The underside of my cement washing machine was awkward to clean of leaves and other debris (see: http://www.instructables.com/id/Hand-powered-WASHING-MACHINE ). At first, I decided to block it in solidly with styrofoam and cement, but then decided to take a more minimalist approach, just creating a surface skin to enclose air. It was another chance to practice with the plastic window screen and grout technique I used previously to patch a broken section of privacy wall (see: http://www.instructables.com/id/Grout-and-Screen-Hole-Patching ) .
The shape in this project was more complicated, but as expected, the material adapted nicely to the task at hand.

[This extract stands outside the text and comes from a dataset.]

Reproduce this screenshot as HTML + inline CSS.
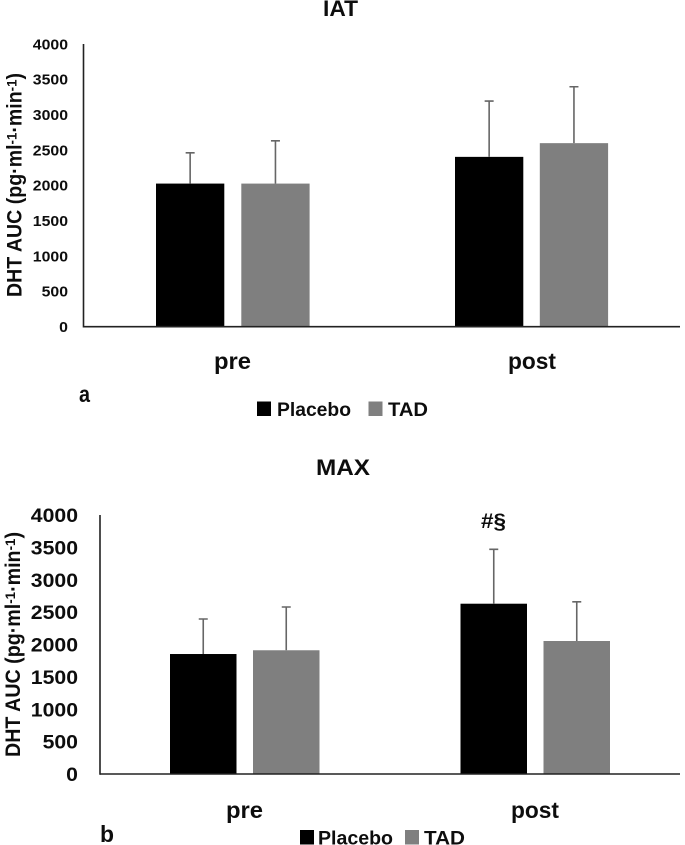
<!DOCTYPE html>
<html lang="en">
<head>
<meta charset="utf-8">
<title>DHT AUC: IAT and MAX</title>
<style>
html,body{margin:0;padding:0;background:#fff;width:685px;height:845px;overflow:hidden}
svg{display:block}
text{font-family:"Liberation Sans",sans-serif;font-weight:bold;fill:#111}
</style>
</head>
<body>
<svg id="fig" width="685" height="845" viewBox="0 0 685 845" xmlns="http://www.w3.org/2000/svg">
<defs><filter id="soft" x="-5%" y="-5%" width="110%" height="110%"><feGaussianBlur stdDeviation="0.35"/></filter></defs>
<g id="root" filter="url(#soft)"></g>
</svg>
<script>
const tickLabels = [0, 500, 1000, 1500, 2000, 2500, 3000, 3500, 4000];
const categories = ['pre', 'post'];
const seriesNames = ['Placebo', 'TAD'];
const iatPlacebo = [2025, 2403];
const iatTad = [2025, 2597];
const iatPlaceboErr = [435, 789];
const iatTadErr = [605, 798];
const maxPlacebo = [1853, 2630];
const maxTad = [1911, 2054];
const maxPlaceboErr = [541, 840];
const maxTadErr = [668, 606];

const NS = 'http://www.w3.org/2000/svg';
const root = document.getElementById('root');
const COLORS = ['#000000', '#7f7f7f'];

function make(tag, attrs, parent, content) {
  const el = document.createElementNS(NS, tag);
  for (const k in attrs) el.setAttribute(k, attrs[k]);
  if (content !== undefined) el.textContent = content;
  parent.appendChild(el);
  return el;
}

function drawPanel(p) {
  const g = make('g', {}, root);
  
  
  const y = v => p.y0 - (v / 4000) * (p.y0 - p.y1);

  const title = make('text', {x: p.titleX, y: p.titleY, 'font-size': 22.5, textLength: p.titleW, lengthAdjust: 'spacingAndGlyphs'}, g, p.title);
  
  

  tickLabels.forEach(t => {
    const w = String(t).length * p.tickDigit;
    const lab = make('text', {x: p.tickRight - w, y: y(t) + p.tickShift, 'font-size': p.tickSize, textLength: w, lengthAdjust: 'spacingAndGlyphs'}, g, String(t));
    
    
  });

  const yt = make('text', {transform: 'translate(' + p.ytX + ',' + p.ytBottom + ') rotate(-90)', x: 0, y: 0, 'font-size': p.ytSize, textLength: p.ytLen, lengthAdjust: 'spacingAndGlyphs'}, g);
  
  
  make('tspan', {}, yt, 'DHT AUC (pg·ml');
  make('tspan', {dy: -5, 'font-size': p.ytSize * 0.68}, yt, '-1');
  make('tspan', {dy: 5}, yt, '·min');
  make('tspan', {dy: -5, 'font-size': p.ytSize * 0.68}, yt, '-1');
  make('tspan', {dy: 5}, yt, ')');

  const series = [p.placebo, p.tad];
  const errs = [p.placeboErr, p.tadErr];
  categories.forEach((c, ci) => {
    series.forEach((vals, si) => {
      const x = p.barX[ci][si];
      const bar = make('rect', {x: x, y: y(vals[ci]), width: p.barW, height: p.y0 - y(vals[ci]), fill: COLORS[si]}, g);
      
      
      const cx = x + p.barW / 2;
      const top = y(vals[ci] + errs[si][ci]);
      const err = make('path', {d: 'M' + cx + ' ' + y(vals[ci]) + 'V' + top + 'M' + (cx - 4.5) + ' ' + top + 'H' + (cx + 4.5), stroke: '#666', 'stroke-width': 1.6, fill: 'none'}, g);
      
      
    });
    const lab = make('text', {x: p.catX[ci], y: p.catY, 'font-size': 23, textLength: p.catW[ci], lengthAdjust: 'spacingAndGlyphs'}, g, c);
    
    
  });

  const yAxis = make('line', {x1: p.x0, x2: p.x0, y1: p.y1, y2: p.y0 + 0.8, stroke: '#222', 'stroke-width': 1.6}, g);
  
  
  const xAxis = make('line', {x1: p.x0, x2: 680, y1: p.y0, y2: p.y0, stroke: '#222', 'stroke-width': 1.6}, g);
  
  

  const letter = make('text', {x: p.letterX, y: p.letterY, 'font-size': 23, textLength: p.letterW, lengthAdjust: 'spacingAndGlyphs'}, g, p.letter);
  
  

  seriesNames.forEach((s, si) => {
    const box = make('rect', {x: p.legSq[si], y: p.legY - 14.5, width: 14, height: 14.5, fill: COLORS[si]}, g);
    
    
    const tx = make('text', {x: p.legTx[si], y: p.legY, 'font-size': 19.5, textLength: p.legW[si], lengthAdjust: 'spacingAndGlyphs'}, g, s);
    
    
  });
}

drawPanel({
  key: 'iat', title: 'IAT', titleX: 323, titleY: 16, titleW: 35,
  x0: 83.5, y0: 326.7, y1: 44,
  placebo: iatPlacebo, tad: iatTad, placeboErr: iatPlaceboErr, tadErr: iatTadErr,
  barX: [[156, 241.3], [455, 539.8]], barW: 68.3,
  tickRight: 68, tickDigit: 8.8, tickSize: 15, tickShift: 5.3,
  ytX: 21.5, ytBottom: 297, ytLen: 224, ytSize: 21,
  catX: [214, 508], catY: 369, catW: [37, 48],
  letter: 'a', letterX: 79, letterY: 402, letterW: 11,
  legSq: [257, 368.5], legTx: [277, 388], legW: [74, 40], legY: 416
});

drawPanel({
  key: 'max', title: 'MAX', titleX: 316, titleY: 475, titleW: 54,
  x0: 100, y0: 774, y1: 515,
  placebo: maxPlacebo, tad: maxTad, placeboErr: maxPlaceboErr, tadErr: maxTadErr,
  barX: [[170, 253], [460.5, 543.5]], barW: 66.5,
  tickRight: 78, tickDigit: 11.8, tickSize: 19.5, tickShift: 7,
  ytX: 20, ytBottom: 757, ytLen: 225, ytSize: 21,
  catX: [226, 511], catY: 818, catW: [37, 48],
  letter: 'b', letterX: 100, letterY: 842, letterW: 14,
  legSq: [300, 405], legTx: [318, 424], legW: [75, 41], legY: 844.5
});

const note = make('text', {x: 481, y: 528, 'font-size': 21, textLength: 25, lengthAdjust: 'spacingAndGlyphs'}, root, '#§');


</script>
</body>
</html>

The shape of the filled in area is highest in the back corner and slopes steeply toward either side to help leaves wash down to the base in front.

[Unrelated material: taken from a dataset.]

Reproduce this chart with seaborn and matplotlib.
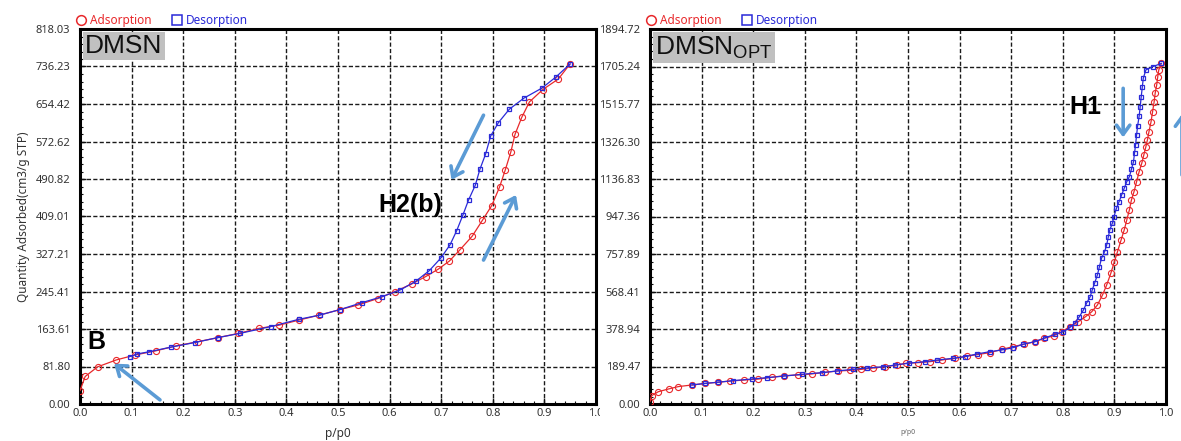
import matplotlib
matplotlib.use("Agg")
import matplotlib.pyplot as plt
from matplotlib.lines import Line2D
from matplotlib.patches import Rectangle
from matplotlib.ticker import AutoMinorLocator
import numpy as np
import seaborn as sns

# ---- isotherm data: DMSN ----
dmsn_ads_p = [0.0, 0.01, 0.034, 0.07, 0.107, 0.147, 0.187, 0.229, 0.268, 0.307, 0.347, 0.386,
              0.424, 0.464, 0.504, 0.539, 0.577, 0.610, 0.643, 0.670, 0.694, 0.716, 0.736, 0.760,
              0.780, 0.798, 0.813, 0.824, 0.835, 0.843, 0.856, 0.871, 0.897, 0.927, 0.950]
dmsn_ads_q = [29, 60, 81, 96, 107, 116, 127, 136, 145, 154, 165, 172,
              183, 194, 206, 216, 230, 245, 262, 278, 294, 312, 336, 366,
              401, 433, 473, 510, 550, 588, 625, 659, 686, 709, 742]
dmsn_des_p = [0.950, 0.922, 0.895, 0.860, 0.832, 0.811, 0.796, 0.786, 0.775, 0.766, 0.753,
              0.742, 0.730, 0.717, 0.699, 0.677, 0.651, 0.621, 0.585, 0.546, 0.504, 0.465,
              0.425, 0.370, 0.310, 0.268, 0.222, 0.176, 0.134, 0.110, 0.096]
dmsn_des_q = [742, 713, 689, 667, 643, 614, 585, 545, 512, 477, 445,
              412, 378, 347, 318, 291, 268, 249, 234, 221, 206, 194,
              185, 169, 154, 145, 134, 124, 114, 109, 103]

# ---- isotherm data: DMSN_OPT ----
opt_ads_p = [0.0, 0.003, 0.016, 0.036, 0.055, 0.081, 0.107, 0.131, 0.156, 0.182, 0.210, 0.236,
             0.260, 0.287, 0.313, 0.339, 0.365, 0.388, 0.409, 0.432, 0.455, 0.478, 0.497, 0.520,
             0.543, 0.565, 0.591, 0.614, 0.636, 0.659, 0.682, 0.704, 0.725, 0.746, 0.764, 0.782,
             0.798, 0.814, 0.830, 0.844, 0.856, 0.867, 0.877, 0.885, 0.893, 0.900, 0.906, 0.913,
             0.919, 0.924, 0.929, 0.933, 0.938, 0.943, 0.948, 0.953, 0.957, 0.961, 0.964, 0.967,
             0.971, 0.974, 0.977, 0.979, 0.982, 0.984, 0.986, 0.991]
opt_ads_q = [12, 42, 62, 76, 88, 96, 104, 110, 116, 121, 126, 135,
             143, 147, 152, 160, 167, 170, 175, 182, 188, 197, 206, 209,
             214, 222, 231, 242, 250, 260, 276, 290, 302, 315, 332, 344,
             365, 391, 416, 441, 466, 500, 551, 601, 660, 719, 770, 829,
             879, 930, 980, 1031, 1073, 1123, 1174, 1216, 1258, 1300, 1334, 1376,
             1426, 1477, 1527, 1570, 1612, 1654, 1688, 1721]
opt_des_p = [0.991, 0.974, 0.961, 0.956, 0.954, 0.952, 0.950, 0.948, 0.945, 0.943, 0.941,
             0.939, 0.937, 0.933, 0.929, 0.924, 0.919, 0.914, 0.909, 0.904, 0.899, 0.896,
             0.891, 0.888, 0.885, 0.881, 0.875, 0.871, 0.867, 0.862, 0.857, 0.853, 0.846,
             0.840, 0.832, 0.824, 0.814, 0.801, 0.785, 0.766, 0.746, 0.723, 0.703, 0.682,
             0.658, 0.634, 0.610, 0.588, 0.556, 0.533, 0.501, 0.475, 0.452, 0.421, 0.394,
             0.362, 0.333, 0.294, 0.260, 0.226, 0.197, 0.161, 0.132, 0.107, 0.081]
opt_des_q = [1721, 1704, 1688, 1646, 1600, 1553, 1502, 1455, 1405, 1359, 1309,
             1267, 1224, 1186, 1149, 1123, 1090, 1056, 1022, 989, 946, 913,
             879, 842, 803, 770, 736, 694, 652, 613, 576, 542, 509,
             475, 441, 411, 387, 365, 352, 335, 315, 302, 284, 273,
             264, 253, 239, 231, 222, 214, 206, 197, 188, 182, 175,
             167, 158, 150, 141, 133, 126, 118, 110, 104, 96]

# ---- axis tick labels ----
x_tick_labels = ["0.0", "0.1", "0.2", "0.3", "0.4", "0.5", "0.6", "0.7", "0.8", "0.9", "1.0"]
dmsn_ymax = 818.03
dmsn_y_labels = ["0.00", "81.80", "163.61", "245.41", "327.21", "409.01",
                 "490.82", "572.62", "654.42", "736.23", "818.03"]
opt_ymax = 1894.72
opt_y_labels = ["0.00", "189.47", "378.94", "568.41", "757.89", "947.36",
                "1136.83", "1326.30", "1515.77", "1705.24", "1894.72"]

RED = "#e8282b"
BLUE = "#2a2ad8"
ARROW = "#5b9bd5"

sns.set_theme(style="white")
plt.rcParams["font.family"] = ["Noto Sans", "DejaVu Sans"]
plt.rcParams["mathtext.fontset"] = "custom"
plt.rcParams["mathtext.rm"] = "Liberation Sans"

W, H = 1181, 441
fig = plt.figure(figsize=(W / 100, H / 100), dpi=100)
axL = fig.add_axes([80 / W, 37 / H, 516 / W, 375 / H])
axR = fig.add_axes([650 / W, 37 / H, 516 / W, 375 / H])
axR.set_zorder(1)
# white backdrop behind the right panel so it sits on top of the left one
fig.add_artist(Rectangle((600 / W, 0), 1 - 600 / W, 1, transform=fig.transFigure,
                         fc="white", ec="none", zorder=0.5))


def draw_panel(ax, ads_p, ads_q, des_p, des_q, ymax, ylabels):
    sns.lineplot(x=ads_p, y=ads_q, ax=ax, sort=False, estimator=None, color=RED, lw=0.9,
                 marker="o", markersize=4.4, markerfacecolor="none", markeredgecolor=RED,
                 markeredgewidth=0.8, zorder=3)
    sns.lineplot(x=des_p, y=des_q, ax=ax, sort=False, estimator=None, color=BLUE, lw=0.9,
                 marker="s", markersize=3.0, markerfacecolor="none", markeredgecolor=BLUE,
                 markeredgewidth=0.9, zorder=4)
    ax.set_xlim(0, 1)
    ax.set_ylim(0, ymax)
    ax.set_xticks(np.linspace(0, 1, 11), x_tick_labels)
    ax.set_yticks(np.arange(11) * ymax / 10, ylabels)
    ax.xaxis.set_minor_locator(AutoMinorLocator(5))
    ax.yaxis.set_minor_locator(AutoMinorLocator(5))
    ax.tick_params(which="major", direction="in", length=4, width=1, colors="#111111",
                   labelcolor="#333333", labelsize=8, left=True, bottom=True)
    ax.tick_params(axis="x", which="major", pad=3)
    ax.tick_params(axis="y", which="major", pad=7)
    ax.tick_params(which="minor", direction="in", length=2.5, width=0.8,
                   left=True, bottom=True, colors="#111111")
    ax.grid(True, which="major", color="#1a1a1a", ls=(0, (3, 1.6)), lw=1)
    for s in ax.spines.values():
        s.set_visible(True)
        s.set_color("black")
        s.set_linewidth(2.2)
    handles = [Line2D([], [], ls="none", marker="o", ms=7, mfc="none", mec=RED, mew=1.1),
               Line2D([], [], ls="none", marker="s", ms=7, mfc="none", mec=BLUE, mew=1.1)]
    ax.legend(handles, ["Adsorption", "Desorption"], loc="lower left",
              bbox_to_anchor=(-0.01, 1.0), ncol=2, frameon=False, fontsize=8.5,
              handlelength=0.8, handletextpad=0.35, columnspacing=1.7,
              borderaxespad=0.05, borderpad=0.1, labelcolor=[RED, BLUE])


draw_panel(axL, dmsn_ads_p, dmsn_ads_q, dmsn_des_p, dmsn_des_q, dmsn_ymax, dmsn_y_labels)
draw_panel(axR, opt_ads_p, opt_ads_q, opt_des_p, opt_des_q, opt_ymax, opt_y_labels)

axL.set_xlabel("p/p0", fontsize=8.5, color="#333333", labelpad=6)
axL.set_ylabel("Quantity Adsorbed(cm3/g STP)", fontsize=8.5, color="#333333", labelpad=4)
axR.set_xlabel("p/p0", fontsize=5, color="#666666", labelpad=7)

box = dict(boxstyle="square,pad=0.08", fc="#c0c0c0", ec="none")
axL.text(0.01, 0.986, "DMSN", transform=axL.transAxes, ha="left", va="top",
         fontsize=19, family="Liberation Sans", color="#111111", bbox=box, zorder=6)
axR.text(0.01, 0.986, r"DMSN$_{\mathrm{OPT}}$", transform=axR.transAxes, ha="left", va="top",
         fontsize=19, family="Liberation Sans", color="#111111", bbox=box, zorder=6)

bold = dict(fontsize=18, fontweight="bold", family="Liberation Sans", color="black",
            ha="center", va="center", zorder=6)
axL.text(0.031, 135, "B", **bold)
axL.text(0.64, 434, "H2(b)", **bold)
axR.text(0.843, 1500, "H1", **bold)

arrow = dict(arrowstyle="->,head_length=0.55,head_width=0.4", color=ARROW, lw=2.6,
             shrinkA=0, shrinkB=0)
axL.annotate("", xy=(0.066, 88), xytext=(0.155, 9), arrowprops=arrow, zorder=7)
axL.annotate("", xy=(0.845, 456), xytext=(0.782, 314), arrowprops=arrow, zorder=7)
axL.annotate("", xy=(0.720, 489), xytext=(0.782, 630), arrowprops=arrow, zorder=7)
axR.annotate("", xy=(0.917, 1347), xytext=(0.917, 1595), arrowprops=arrow, zorder=7)
axR.annotate("", xy=(1.031, 1465), xytext=(1.031, 1157), arrowprops=arrow, zorder=7,
             annotation_clip=False)

fig.savefig("out.png", dpi=100)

I'm sure that, even with their strength limitations, women and children would not have trouble working with this material. The grout is easy to mix in small batches, and is just brushed on with a house brush for the most part. The grout membrane is pretty strong, considering how thin it is.

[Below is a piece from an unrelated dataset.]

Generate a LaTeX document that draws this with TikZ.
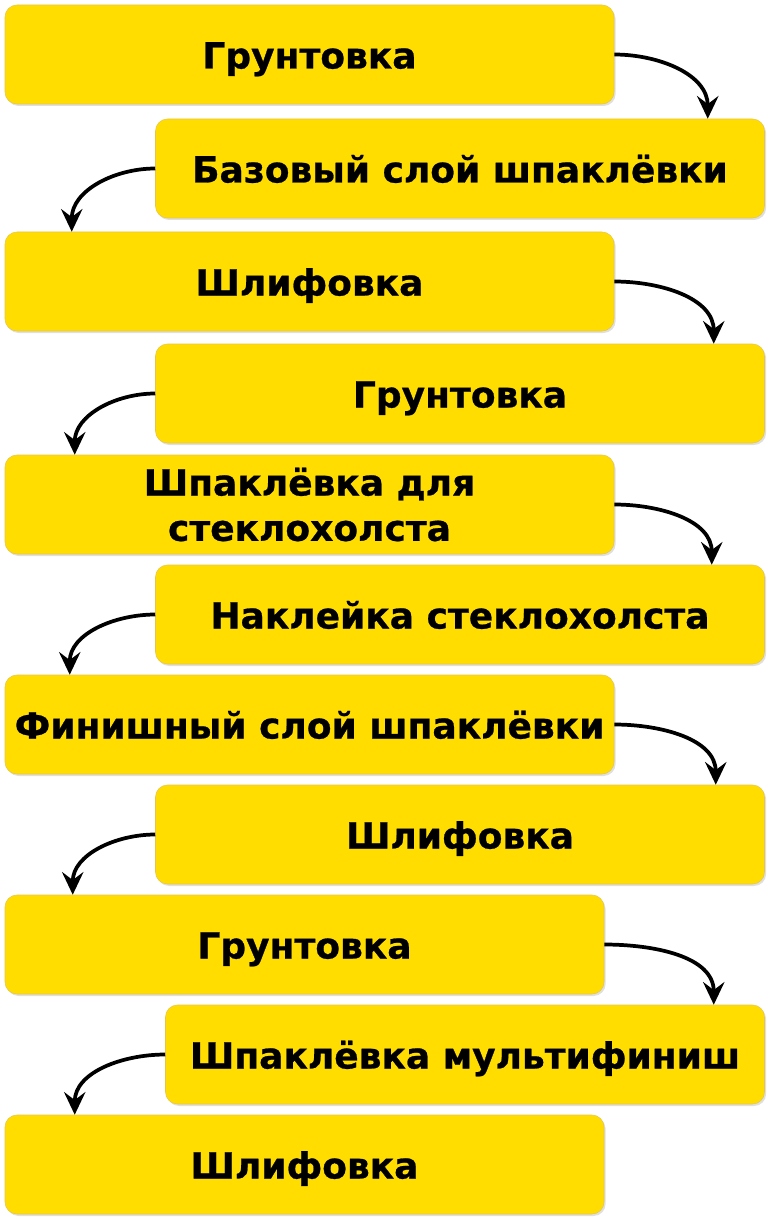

The screen is just stuck down with grout to the existing structures. It's a quick and easy technique.
Step 1: Tools and Materials
Like cement, when stored in plastic buckets with lids, dry grout will last a long time in storage. Sanded grout, or "pega" as it is called here, is used to glue down tiles. It doesn't shrink, so is less prone to crack than is cement. Mix it with water to a thick cream consistency for brushing.
Plastic window screen comes in rolls. Cut it with scissors.
You need rubber gloves, a house brush and a mixing container. A little trowel is also sometimes useful. A wet sponge helps for cleaning up spots.